Добрый, инфантильный и слабохарактерный Василий Шабунин — очередная реинкарнация “маленького человека”. Это у них там, на Западе, историю двигали Наполеоны. У нас богатый гусар женился на молодой и красивой барышне, потому что её хорошо воспитал обычный станционный смотритель. А миллионер лишился жизни из-за того, что внуку его сиделки потребовалось откосить от армии (забавное совпадение — в фильме А. Звягинцева “Елена” одну из главных ролей играл как раз Андрей Смирнов). Наша история покоится на костях простых смертных, их вечно обделяют, обирают, обездоливают.

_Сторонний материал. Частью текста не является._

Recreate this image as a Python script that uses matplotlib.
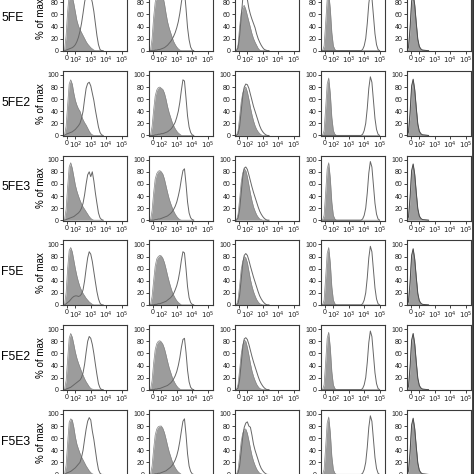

А потому образ “маленького человека” занимает в русской культуре такое большое пространство.

Выходит, если создатели следуют священным заветам русских классиков, то торможение сюжета в первой половине фильма — не драматургический просчёт, а хрестоматийная экспозиция, долгая и обстоятельная. Погружающая зрителя в быт и нравы эпохи, обрисовывающая характеры (зачастую в отрыве от основного действия), намечающая потенциальные конфликты. Кино рассказано женщиной, и все мы знаем, как женщины любят детали! Первое знакомство Гриши с новым полком, с Толстым, первое пребывание в Ясной Поляне показано то слишком формально, то с обилием многозначительности. Как здесь не вспомнить “Войну и мир” ещё раз? Или пьесы Островского? Или пушкинского “Евгения Онегина” — стихотворный роман, из которого вышли и Островский, и Толстой…

За 40 минут до конца вся эта “энциклопедия русской жизни” наконец поворачивается к классикам задом, к зрителю — передом. Описания тургеневских пейзажей заменяют блики солнца в объективе камеры в начале и полное отсутствие солнца всю вторую часть. Над Шабуниным физически сгущаются тучи, надвигается гроза, персонажи ходят в потёмках. Но даже в приглушённом освещении кадра всплывают силуэты “Крейцеровой сонаты” (встреча в поезде и беседы о браке, любви и отношениях в Ясной Поляне), “Утра помещика” (знакомство с хозяйством в усадьбе Толстых), “Анны Карениной” (чем Лев Толстой в фильме Смирновой не Констанин Лёвин в романе самого Толстого?), “Воскресения” (мотив суда и второстепенная линия брата Льва Николаевича). И, конечно же, рассказа “После бала”, имеющего с фильмом Смирновой сходную архитектонику. Во взаимоотношениях Гриши Колокольцева с отцом незримой тенью присутствует Петя Гринёв из “Капитанской дочки”, а в образе самого поручика — и Александр Адуев из “Обыкновенной истории” Гончарова, и Володя Козельцов из “Севастопольских рассказов”, и Дмитрий Нехлюдов из “Воскресения”. Толстой же, выполняя функцию наставника в классической драматургии, отсылает зрителя к образу другого Нехлюдова — молодого князя, друга Николеньки Иртеньева в повести “Отрочество” (Колокольцев говорит о первой книге трилогии при знакомстве с графом).

ПЛЮСЫ: жанровое кино, рассчитанное на массового зрителя, но затрагивающее серьёзные и актуальные темы.
МИНУСЫ: старомодность киноязыка, музыка.

Смотреть всем, кто хоть раз в жизни задумывался о своём назначении.